Online Joint Assortment-Inventory Optimization under MNL Choices
Yong Liang, Xiaojie Mao, Shiyuan Wang
TL;DR
This work tackles online joint assortment-inventory optimization under Multinomial Logit (MNL) choices with unknown attraction parameters $\boldsymbol{v}$. It introduces a novel Counting Estimator (CE) for $v_i$ using no-purchase inter-purchase counts, and a novel exploration mechanism that adaptively tunes unit profits $\boldsymbol{r}$ to incentivize exploration while exploiting current estimates. The core algorithm combines CE-based parameter learning with a UCB-style decision rule that is adjusted by $\hat{\boldsymbol{r}}_t$ to produce optimistic profit estimates; an exact static optimization oracle is assumed initially, with later extensions to approximate oracles and carryover/dynamic arrivals. The authors establish nonasymptotic regret upper and lower bounds, showing near-optimal performance under exact oracles, and provide robust results when using practical approximate solvers. They demonstrate effectiveness through small- and large-scale numerical experiments, real-world data calibrations, and extensions to inventory carryover and unknown arrival distributions, highlighting practical impact for data-driven retail optimization.
Abstract
We study an online joint assortment-inventory optimization problem, in which we assume that the choice behavior of each customer follows the Multinomial Logit (MNL) choice model, and the attraction parameters are unknown a priori. The retailer makes periodic assortment and inventory decisions to dynamically learn from the customer choice observations about the attraction parameters while maximizing the expected total profit over time. In this paper, we propose a novel algorithm that can effectively balance exploration and exploitation in the online decision-making of assortment and inventory.

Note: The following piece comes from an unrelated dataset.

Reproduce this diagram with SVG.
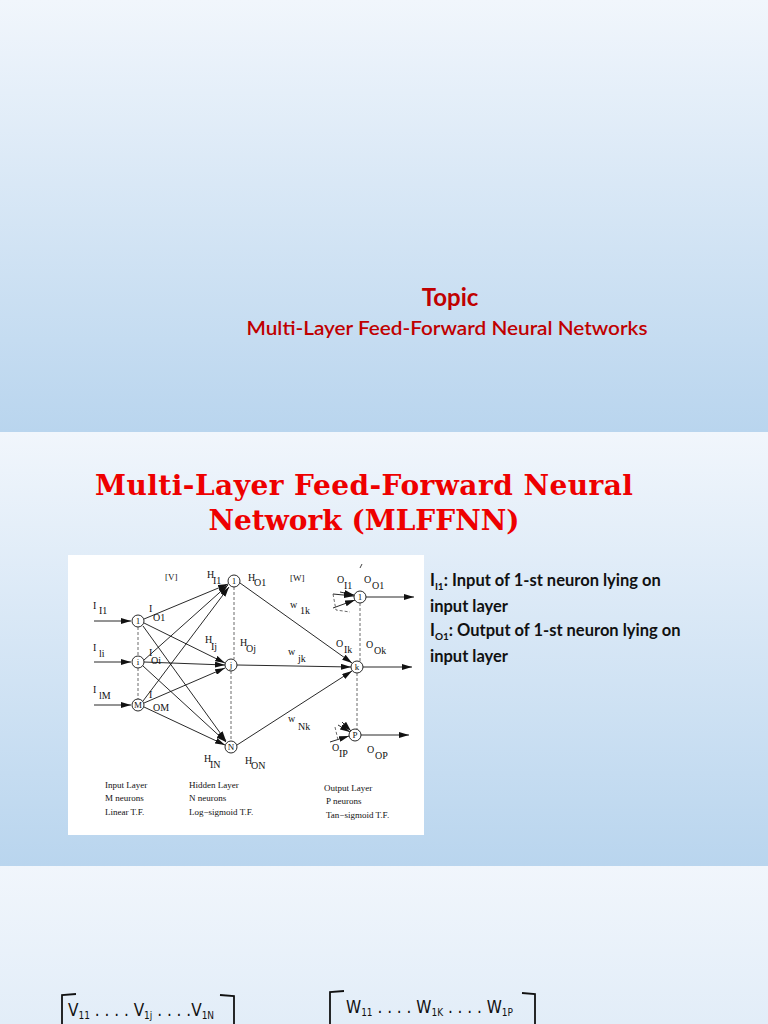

Our algorithm builds on a new estimator for the MNL attraction parameters, an innovative approach to incentivize exploration by adaptively tuning certain known and unknown parameters, and an optimization oracle to static single-cycle assortment-inventory planning problems with given parameters. We establish a regret upper bound for our algorithm and a lower bound for the online joint assortment-inventory optimization problem, suggesting that our algorithm achieves nearly optimal regret rate, provided that the static optimization oracle is exact. Then we incorporate more practical approximate static optimization oracles into our algorithm, and bound from above the impact of static optimization errors on the regret of our algorithm. We perform numerical studies to demonstrate the effectiveness of our proposed algorithm. At last, we extend our study by incorporating inventory carryover and the learning of customer arrival distribution.